* _Supplied material_
^^^^^^^^^^^^^^^^
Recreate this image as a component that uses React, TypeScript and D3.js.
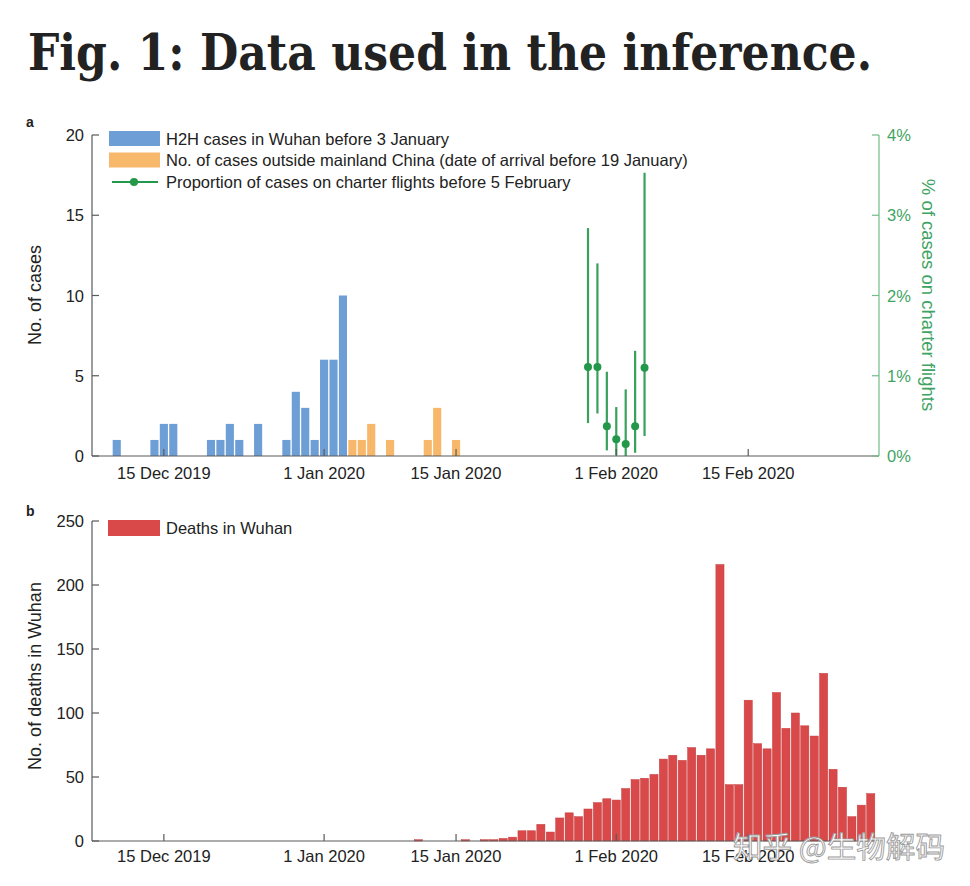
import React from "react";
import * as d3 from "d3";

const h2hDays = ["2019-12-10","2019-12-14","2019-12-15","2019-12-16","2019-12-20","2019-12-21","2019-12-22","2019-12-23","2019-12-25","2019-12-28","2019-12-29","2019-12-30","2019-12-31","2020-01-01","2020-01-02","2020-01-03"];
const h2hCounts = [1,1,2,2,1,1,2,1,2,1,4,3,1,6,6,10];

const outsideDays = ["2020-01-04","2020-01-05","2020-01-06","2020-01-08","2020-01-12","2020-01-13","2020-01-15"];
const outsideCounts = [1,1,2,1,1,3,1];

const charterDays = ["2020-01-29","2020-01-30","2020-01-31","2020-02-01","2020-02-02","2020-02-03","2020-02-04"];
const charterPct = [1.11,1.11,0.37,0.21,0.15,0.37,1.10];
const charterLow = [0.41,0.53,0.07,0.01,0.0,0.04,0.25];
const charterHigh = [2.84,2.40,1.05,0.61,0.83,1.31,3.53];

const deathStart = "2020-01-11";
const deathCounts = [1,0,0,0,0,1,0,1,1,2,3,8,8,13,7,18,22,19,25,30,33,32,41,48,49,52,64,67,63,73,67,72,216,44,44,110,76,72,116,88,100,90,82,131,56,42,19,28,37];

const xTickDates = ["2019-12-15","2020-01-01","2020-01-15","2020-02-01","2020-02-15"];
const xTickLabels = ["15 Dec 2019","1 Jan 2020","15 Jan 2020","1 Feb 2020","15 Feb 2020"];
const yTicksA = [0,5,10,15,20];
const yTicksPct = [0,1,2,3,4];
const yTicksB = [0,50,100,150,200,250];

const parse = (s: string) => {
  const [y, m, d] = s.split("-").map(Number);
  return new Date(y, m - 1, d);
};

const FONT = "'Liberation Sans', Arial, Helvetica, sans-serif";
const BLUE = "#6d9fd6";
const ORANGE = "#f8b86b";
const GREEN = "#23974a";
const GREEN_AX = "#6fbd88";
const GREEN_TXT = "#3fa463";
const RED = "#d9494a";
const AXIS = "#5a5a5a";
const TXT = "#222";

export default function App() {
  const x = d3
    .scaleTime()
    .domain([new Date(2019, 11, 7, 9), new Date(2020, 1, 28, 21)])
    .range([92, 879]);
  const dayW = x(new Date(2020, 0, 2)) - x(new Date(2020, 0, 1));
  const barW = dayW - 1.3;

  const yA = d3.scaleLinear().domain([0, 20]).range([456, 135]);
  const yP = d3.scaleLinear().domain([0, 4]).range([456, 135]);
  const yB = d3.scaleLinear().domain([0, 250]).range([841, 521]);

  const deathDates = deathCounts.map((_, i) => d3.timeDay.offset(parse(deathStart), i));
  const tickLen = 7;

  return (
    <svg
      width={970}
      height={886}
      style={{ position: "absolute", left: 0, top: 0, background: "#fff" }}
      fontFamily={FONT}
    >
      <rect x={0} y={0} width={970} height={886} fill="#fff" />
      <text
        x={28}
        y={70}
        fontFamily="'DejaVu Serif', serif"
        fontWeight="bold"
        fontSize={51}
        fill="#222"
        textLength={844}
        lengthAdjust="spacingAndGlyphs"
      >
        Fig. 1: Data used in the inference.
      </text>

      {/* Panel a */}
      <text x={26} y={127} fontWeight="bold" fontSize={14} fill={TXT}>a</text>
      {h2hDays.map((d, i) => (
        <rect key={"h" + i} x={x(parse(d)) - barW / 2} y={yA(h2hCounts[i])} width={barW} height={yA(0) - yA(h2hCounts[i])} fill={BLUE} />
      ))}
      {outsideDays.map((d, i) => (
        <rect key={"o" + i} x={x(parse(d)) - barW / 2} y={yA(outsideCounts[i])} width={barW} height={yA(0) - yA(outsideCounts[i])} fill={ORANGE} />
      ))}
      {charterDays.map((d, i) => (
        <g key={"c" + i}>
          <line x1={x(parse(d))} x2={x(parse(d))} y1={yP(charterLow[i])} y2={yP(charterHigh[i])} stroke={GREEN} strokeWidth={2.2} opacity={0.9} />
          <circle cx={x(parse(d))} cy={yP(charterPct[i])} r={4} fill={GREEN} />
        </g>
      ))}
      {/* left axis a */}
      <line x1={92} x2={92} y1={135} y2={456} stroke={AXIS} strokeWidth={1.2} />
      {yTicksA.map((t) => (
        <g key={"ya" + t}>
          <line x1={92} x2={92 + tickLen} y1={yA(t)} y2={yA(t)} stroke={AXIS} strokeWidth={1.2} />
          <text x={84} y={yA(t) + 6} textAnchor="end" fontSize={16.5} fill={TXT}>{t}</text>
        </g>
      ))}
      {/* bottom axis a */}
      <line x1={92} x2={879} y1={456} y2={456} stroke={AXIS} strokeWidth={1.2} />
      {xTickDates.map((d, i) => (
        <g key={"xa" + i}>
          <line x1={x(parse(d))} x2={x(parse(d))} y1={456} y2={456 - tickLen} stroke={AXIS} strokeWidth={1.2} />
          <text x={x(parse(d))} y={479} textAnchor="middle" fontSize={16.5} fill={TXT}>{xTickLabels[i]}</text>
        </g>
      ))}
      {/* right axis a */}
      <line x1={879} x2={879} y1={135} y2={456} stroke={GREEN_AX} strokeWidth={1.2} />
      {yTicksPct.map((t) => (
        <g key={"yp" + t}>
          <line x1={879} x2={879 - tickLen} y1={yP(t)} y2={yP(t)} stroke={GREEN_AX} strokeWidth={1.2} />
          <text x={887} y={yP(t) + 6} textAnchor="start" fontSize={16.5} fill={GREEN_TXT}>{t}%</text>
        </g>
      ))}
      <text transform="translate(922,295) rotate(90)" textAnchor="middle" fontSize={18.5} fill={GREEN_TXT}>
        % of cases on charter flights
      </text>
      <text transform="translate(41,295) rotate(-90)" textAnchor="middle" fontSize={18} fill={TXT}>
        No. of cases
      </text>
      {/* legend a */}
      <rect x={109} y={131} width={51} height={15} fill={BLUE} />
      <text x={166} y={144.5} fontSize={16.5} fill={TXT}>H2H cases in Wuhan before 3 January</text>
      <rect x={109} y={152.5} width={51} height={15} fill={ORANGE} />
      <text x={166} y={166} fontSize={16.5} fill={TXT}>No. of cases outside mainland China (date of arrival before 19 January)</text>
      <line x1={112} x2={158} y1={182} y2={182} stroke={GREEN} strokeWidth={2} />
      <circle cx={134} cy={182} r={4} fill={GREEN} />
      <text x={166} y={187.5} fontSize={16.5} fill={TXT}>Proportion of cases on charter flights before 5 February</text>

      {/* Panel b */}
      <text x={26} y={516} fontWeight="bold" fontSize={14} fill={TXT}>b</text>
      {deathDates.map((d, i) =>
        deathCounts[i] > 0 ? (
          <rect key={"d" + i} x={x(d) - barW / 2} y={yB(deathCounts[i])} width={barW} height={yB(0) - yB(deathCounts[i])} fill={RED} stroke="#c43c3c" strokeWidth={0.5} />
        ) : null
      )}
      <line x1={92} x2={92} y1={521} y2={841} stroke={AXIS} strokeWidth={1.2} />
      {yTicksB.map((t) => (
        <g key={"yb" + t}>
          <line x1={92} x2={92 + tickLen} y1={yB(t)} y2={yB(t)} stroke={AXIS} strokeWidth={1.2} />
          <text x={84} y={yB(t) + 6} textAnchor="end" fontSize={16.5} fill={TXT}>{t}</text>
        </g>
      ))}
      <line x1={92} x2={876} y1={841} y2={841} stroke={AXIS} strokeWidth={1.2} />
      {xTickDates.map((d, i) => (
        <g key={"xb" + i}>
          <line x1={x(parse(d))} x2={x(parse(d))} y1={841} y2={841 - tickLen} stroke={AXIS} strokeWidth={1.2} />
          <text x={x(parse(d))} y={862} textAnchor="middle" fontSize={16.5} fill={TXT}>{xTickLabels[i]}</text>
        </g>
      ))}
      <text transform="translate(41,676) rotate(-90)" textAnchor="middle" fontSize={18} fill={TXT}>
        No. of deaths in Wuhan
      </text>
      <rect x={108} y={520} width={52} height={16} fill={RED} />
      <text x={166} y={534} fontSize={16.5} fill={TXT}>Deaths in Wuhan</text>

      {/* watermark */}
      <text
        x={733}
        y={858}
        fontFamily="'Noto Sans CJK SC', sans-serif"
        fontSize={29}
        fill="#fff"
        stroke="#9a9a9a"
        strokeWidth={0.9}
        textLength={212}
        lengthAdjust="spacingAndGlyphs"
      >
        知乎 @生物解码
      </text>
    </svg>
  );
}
^^^^^^^^^^^^^^^^
Return exactly what appears from the opening line of the material through the line with "const outsideCounts = [1,1,2,1,1,3,1];", apart from the pictures.

Recreate this image as a component that uses React, TypeScript and D3.js.
import React from "react";
import * as d3 from "d3";

const h2hDays = ["2019-12-10","2019-12-14","2019-12-15","2019-12-16","2019-12-20","2019-12-21","2019-12-22","2019-12-23","2019-12-25","2019-12-28","2019-12-29","2019-12-30","2019-12-31","2020-01-01","2020-01-02","2020-01-03"];
const h2hCounts = [1,1,2,2,1,1,2,1,2,1,4,3,1,6,6,10];

const outsideDays = ["2020-01-04","2020-01-05","2020-01-06","2020-01-08","2020-01-12","2020-01-13","2020-01-15"];
const outsideCounts = [1,1,2,1,1,3,1];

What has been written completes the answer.